Julie Cohen compares self-help repossession to a "repo man" who enters your house to repossess a sofa using a device like the "transporter" on the science-fiction television series Star Trek.³ Consistent with Cohen's use of Star Trek imagery, I propose that "Odo" from the Star Trek sequel Deep Space Nine provides a more suitable analogy. This character, like Proteus of Greek myth, has the ability to assume any shape he wishes. A self-enforcing contract, then, can be compared to Odo, after he has assumed the shape of a sofa. Odo does not need to "beam" into your house to enforce the terms of the contract, because he was there from the moment you brought the sofa into your house. Admittedly, such an "intelligent sofa" is unlikely to reach the market soon. A more tangible example of a self-enforcing contract is a rental car with contractual terms that prohibit driving at speeds greater than 75 miles per hour, and whose electronic engines strictly enforce this limit. Here the actual contract and enforcement are separate, but in the digital products that will soon be commonplace, the two entities will be one. These examples of "embedded intelligence" suggest a number of additional consequences, which may arise much sooner than expected as computer intelligence becomes a more integral part of the goods and services industry.

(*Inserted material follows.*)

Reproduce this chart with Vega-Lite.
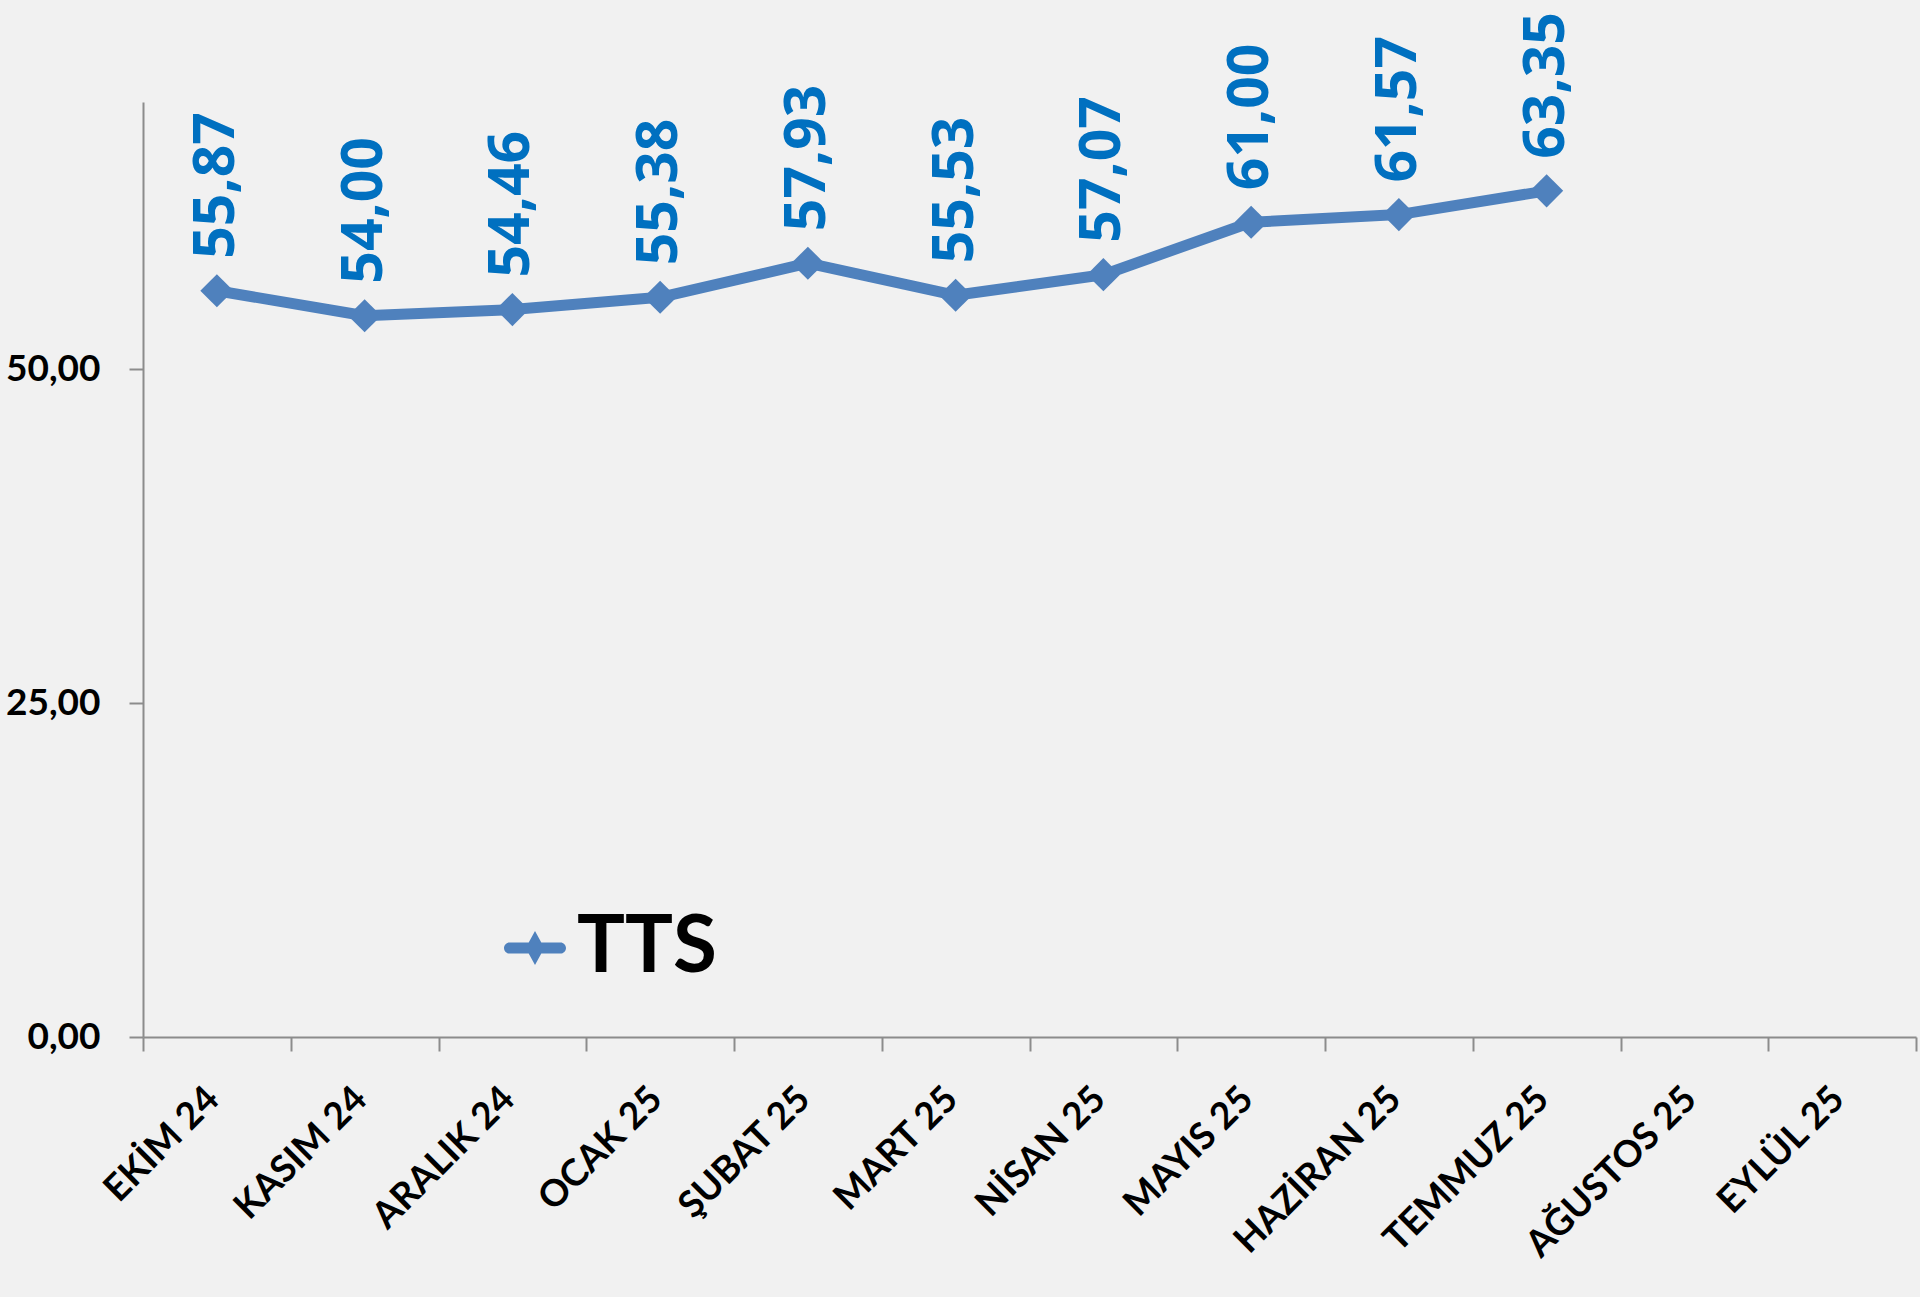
{
  "$schema": "https://vega.github.io/schema/vega-lite/v6.json",
  "width": 1773,
  "height": 935,
  "autosize": {"type": "none"},
  "padding": {"left": 143, "top": 102, "right": 4, "bottom": 260},
  "background": "#f1f1f1",
  "config": {
    "view": {"stroke": null},
    "font": "Lato",
    "locale": {"number": {"decimal": ",", "thousands": ".", "grouping": [3], "currency": ["", " ₺"]}}
  },
  "data": {
    "values": [
      {"ay": "EKİM 24", "deger": 55.87, "seri": "TTS"},
      {"ay": "KASIM 24", "deger": 54.00, "seri": "TTS"},
      {"ay": "ARALIK 24", "deger": 54.46, "seri": "TTS"},
      {"ay": "OCAK 25", "deger": 55.38, "seri": "TTS"},
      {"ay": "ŞUBAT 25", "deger": 57.93, "seri": "TTS"},
      {"ay": "MART 25", "deger": 55.53, "seri": "TTS"},
      {"ay": "NİSAN 25", "deger": 57.07, "seri": "TTS"},
      {"ay": "MAYIS 25", "deger": 61.00, "seri": "TTS"},
      {"ay": "HAZİRAN 25", "deger": 61.57, "seri": "TTS"},
      {"ay": "TEMMUZ 25", "deger": 63.35, "seri": "TTS"}
    ]
  },
  "encoding": {
    "x": {
      "field": "ay",
      "type": "nominal",
      "sort": null,
      "scale": {
        "type": "band",
        "paddingInner": 0,
        "paddingOuter": 0,
        "domain": ["EKİM 24", "KASIM 24", "ARALIK 24", "OCAK 25", "ŞUBAT 25", "MART 25", "NİSAN 25", "MAYIS 25", "HAZİRAN 25", "TEMMUZ 25", "AĞUSTOS 25", "EYLÜL 25"]
      },
      "axis": {
        "title": null,
        "tickBand": "extent",
        "tickSize": 14,
        "tickWidth": 2,
        "tickColor": "#8c8c8c",
        "domainColor": "#8c8c8c",
        "domainWidth": 2,
        "labelAngle": -45,
        "labelAlign": "right",
        "labelBaseline": "middle",
        "labelFont": "Lato",
        "labelFontWeight": "bold",
        "labelFontSize": 37,
        "labelColor": "#000000",
        "labelPadding": 42,
        "labelOffset": -4,
        "labelLimit": 0,
        "labelOverlap": false,
        "labelBound": false,
        "grid": false
      }
    },
    "y": {
      "field": "deger",
      "type": "quantitative",
      "scale": {"domain": [0, 70], "nice": false},
      "axis": {
        "title": null,
        "values": [0, 25, 50],
        "format": ".2f",
        "tickSize": 14,
        "tickWidth": 2,
        "tickColor": "#8c8c8c",
        "domainColor": "#8c8c8c",
        "domainWidth": 2,
        "labelFont": "Lato",
        "labelFontWeight": "bold",
        "labelFontSize": 37,
        "labelColor": "#000000",
        "labelPadding": 29,
        "grid": false
      }
    }
  },
  "layer": [
    {
      "mark": {"type": "line", "color": "#4F81BD", "strokeWidth": 11, "strokeJoin": "round"}
    },
    {
      "mark": {"type": "point", "shape": "diamond", "filled": true, "size": 1100, "opacity": 1},
      "encoding": {
        "color": {
          "field": "seri",
          "type": "nominal",
          "scale": {"range": ["#4F81BD"]},
          "legend": {
            "title": null,
            "orient": "none",
            "legendX": 352,
            "legendY": 806,
            "padding": 0,
            "symbolType": "M-0.82,-0.18L0.82,-0.18A0.18,0.18 0 0 1 0.82,0.18L-0.82,0.18A0.18,0.18 0 0 1 -0.82,-0.18ZM0,-0.55L0.3,0L0,0.55L-0.3,0Z",
            "symbolSize": 3844,
            "symbolStrokeWidth": 0,
            "symbolFillColor": "#4F81BD",
            "labelFont": "Lato",
            "labelFontSize": 80,
            "labelFontWeight": "bold",
            "labelColor": "#000000",
            "labelOffset": 2,
            "labelLimit": 400,
            "encode": {
              "symbols": {
                "update": {
                  "shape": {"value": "M-0.82,-0.18L0.82,-0.18A0.18,0.18 0 0 1 0.82,0.18L-0.82,0.18A0.18,0.18 0 0 1 -0.82,-0.18ZM0,-0.55L0.3,0L0,0.55L-0.3,0Z"},
                  "fill": {"value": "#4F81BD"},
                  "strokeWidth": {"value": 0},
                  "opacity": {"value": 1}
                }
              }
            }
          }
        }
      }
    },
    {
      "mark": {
        "type": "text",
        "angle": 270,
        "align": "left",
        "baseline": "middle",
        "dx": 32,
        "font": "Noto Sans",
        "fontWeight": "bold",
        "fontSize": 57,
        "color": "#0070C0"
      },
      "encoding": {
        "text": {"field": "deger", "type": "quantitative", "format": ".2f"}
      }
    }
  ]
}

An intelligent product, be it a sofa, a car or a word-processing tool, can do more than just assist in self-help repossession. First, intelligence allows a vendor to set and enforce arbitrary limits on capability. Imagine a sofa that automatically cancels the warranty if more than three adults sit on it. In the software industry, one common distribution tactic is to provide a commercial product, free of charge, that only contains a subset of the full range of features. The limitations of this type of software, known as "cripple-ware," are always fully disclosed, because the entire point of the strategy is to demonstrate that these limits could be removed for a fee. However, it is less clear that limits imposed by self-enforcing contracts would be as fair, reasonable, or obvious to the buyer.

Second, an intelligent product can try to understand what you do with it: how, when and why you use it. What happens next depends on the capabilities of the agent. The product may simply offer advice, as does the "paper clip agent" in Microsoft Windows 97. It might suggest additional products for you to purchase. It might even contact a vendor on your behalf. This may be seen as helpful, or it may be taken as a violation of privacy. Suppose, for example, that while you are editing a letter about your plans for a forthcoming vacation, your intelligent word-processor relays a summary to a travel agent.

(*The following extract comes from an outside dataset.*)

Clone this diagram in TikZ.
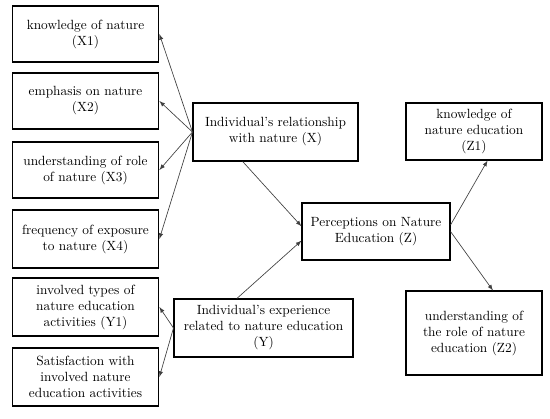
\documentclass[tikz,border=0pt]{standalone}
\usepackage{tikz}

\tikzset{
  factor/.style={shape=rectangle,draw=black,line width=0.8pt,align=center,inner sep=2pt,font=\normalsize},
  leftbox/.style={factor,minimum width=110pt,minimum height=42pt},
  link/.style={-latex,line width=0.5pt,black!75}
}

\begin{document}
\begin{tikzpicture}[x=0.75pt,y=-0.75pt]
			\useasboundingbox (0,0) rectangle (550,418);

			\node[leftbox] (x1) at (85.5,34) {knowledge of nature\\(X1)};
			\node[leftbox] (x2) at (85.5,101) {emphasis on nature\\(X2)};
			\node[leftbox] (x3) at (85.5,170) {understanding of role\\of nature (X3)};
			\node[leftbox,minimum height=43.5pt] (x4) at (85.5,239) {frequency of exposure\\to nature (X4)};
			\node[leftbox,minimum height=43.5pt] (y1) at (85.5,307) {involved types of\\nature education\\activities (Y1)};
			\node[leftbox,minimum height=43.5pt] (y2) at (85.5,377) {Satisfaction with\\involved nature\\education activities};

			\node[factor,minimum width=123.75pt,minimum height=43.5pt] (x) at (275.5,132) {Individual's relationship\\with nature (X)};
			\node[factor,minimum width=134.25pt,minimum height=43.5pt] (y) at (263.5,328) {Individual's experience\\related to nature education\\(Y)};
			\node[factor,minimum width=111pt,minimum height=42.75pt] (z) at (376,231.5) {Perceptions on Nature\\Education (Z)};
			\node[factor,minimum width=102pt,minimum height=42.75pt] (z1) at (474,131.5) {knowledge of\\nature education\\(Z1)};
			\node[factor,minimum width=102pt,minimum height=63pt] (z2) at (474,333) {understanding of\\the role of nature\\education (Z2)};

			%% lines
			\draw[link] (x.west) -- (x1.east);
			\draw[link] (x.west) -- (x2.east);
			\draw[link] (x.west) -- (x3.east);
			\draw[link] (x.west) -- (x4.east);
			\draw[link] (y.west) -- (y1.east);
			\draw[link] (y.west) -- (y2.east);
			\draw[link] (x.222) -- (z.176);
			\draw[link] (y.132) -- (z.187);
			\draw[link] (z.5) -- (z1.295);
			\draw[link] (z.east) -- (z2.66);
		\end{tikzpicture}
\end{document}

Finally, an intelligent product can change its price structure. An intelligent sofa might be sold at a low base price, then charge you only for the actual hours you spend on it. A very intelligent sofa might change its price depending on its model of your willingness and ability to pay. Got a hot date for Friday night? Better hope the sofa doesn't know, or the price might rise! I return to the topic of negotiating with software agents in the final section of this note.

One could argue that the capabilities I have outlined could lead to a more equitable distribution of goods and services. While I do not dispute this, it is important that these particular consequences be addressed in any discussion of Article 2B implications.

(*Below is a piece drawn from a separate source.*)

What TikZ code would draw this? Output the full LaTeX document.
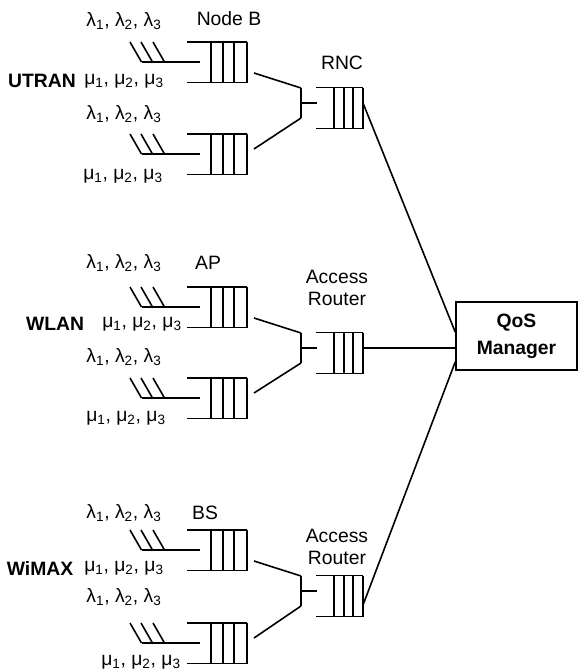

III. The "right to hack" is not likely to be useful

Professor Cohen argues for a "right to hack" as a means of achieving access to which one is legally entitled, and would otherwise have, except for software obstruction.⁴ I sympathize with her, but technically, I am highly skeptical that this right will be of any use, even if granted. My argument stems from the relative advantage of those creating and using software security over those who would hack them. The owners of a valuable resource will expend as much effort to protect the resource as they would expect to lose were it left unprotected, less the cost of such protection. But the cost of this protection can be amortized over the full product line. By assumption, Cohen's hackers are only seeking use to which they are already entitled; they are not, for example, seeking to divert the entire revenue stream from the sofa, or to make a thousand copies. Rationally, these hackers should only exert as much effort as the missing value. But, attacks on modern security systems are expensive, and hence only rational when either the value is high (diverting electronic funds transfer) or where many potential customers are available to share the costs. Such conditions will rarely exist for hackers.

IV. On willfully ignorant agents

Article 2B section 204(3) states that when a human individual is negotiating with a software agent, the contract "terms do not include terms provided by the individual in a manner to which the agent could not react."⁵ It is unclear to me, as a software practitioner, what is meant by "a manner in which the agent could not react." The abilities of a typical software agent to understand and react will be limited more by the effort expended by its creator than the state of the art. Article 2B, as written, places no obligation on the agent's maker to support reasonable forms of understanding, or even to provide an explicit indication of incomprehension. The agent can simply remain mute, and thereby nullify proposed terms. This defies the principles of user interface design which are known to every skilled practitioner.⁶ A user interface should provide either a positive indication of comprehension or an explicit indication of non-comprehension. Although an explicit indication may be frustrating and uninformative about the source of the problem,⁷ it leaves the user with no doubt as to whether the communication was accepted or rejected.

To a large extent, the lengths to which one must go in providing such indications depend on the user's familiarity with a particular device. I would expect most readers of this journal to have used voice interactive systems (e.g., voice mail, reservations, or home banking) with enough frequency as to be familiar, if not delighted, with their conventions. For instance, most of us know that it is useless to speak; that we must instead push buttons, and then only when prompted to do so. But this was not always common knowledge. In 1986, I worked on an early voice interaction system.⁸ At that time, it took substantial effort to make this interaction work at all. It was difficult to engage people in a dialog, because unlike an answering machine, such systems speak several times, not just once. Further, it was hard to convince people to respond by pressing buttons, not by speaking, as they would to an answering machine. Were I to deploy such a system today, my task would be simpler, as I could rely on a base of shared cultural experience in using such systems. Still, if cost were no object, or if the interaction were sufficiently important, I would include circuitry to detect when my users were trying to talk, so that an agent could advise them that their input was not understood.

In summary, there are two important issues to consider when agents are involved in negotiation. First, the standard of "could not react" is not only poorly defined in Article 2B,⁹ but is also dependent on the amount of care the vendor chooses to take on the limits of technology. For instance, a vendor may cut corners by building a system that would not be able to react appropriately. Should this be a way to avoid negotiation? Second, the vendor's considerable freedom in setting the limits of an agent's ability to negotiate makes it unreasonable to place the burden of discovering and coping with such limits on the user. Instead, a "reasonable person" standard should be used, i.e., what a reasonable person knows or should know about an agent's capabilities. Since this standard will change as the population becomes more familiar with intelligent agents, vendors who wish to obtain certainty would do well to follow the principles established by the user interface design community. After all, if we are going to have Odo in the couch anyway, we should not have him "play dumb."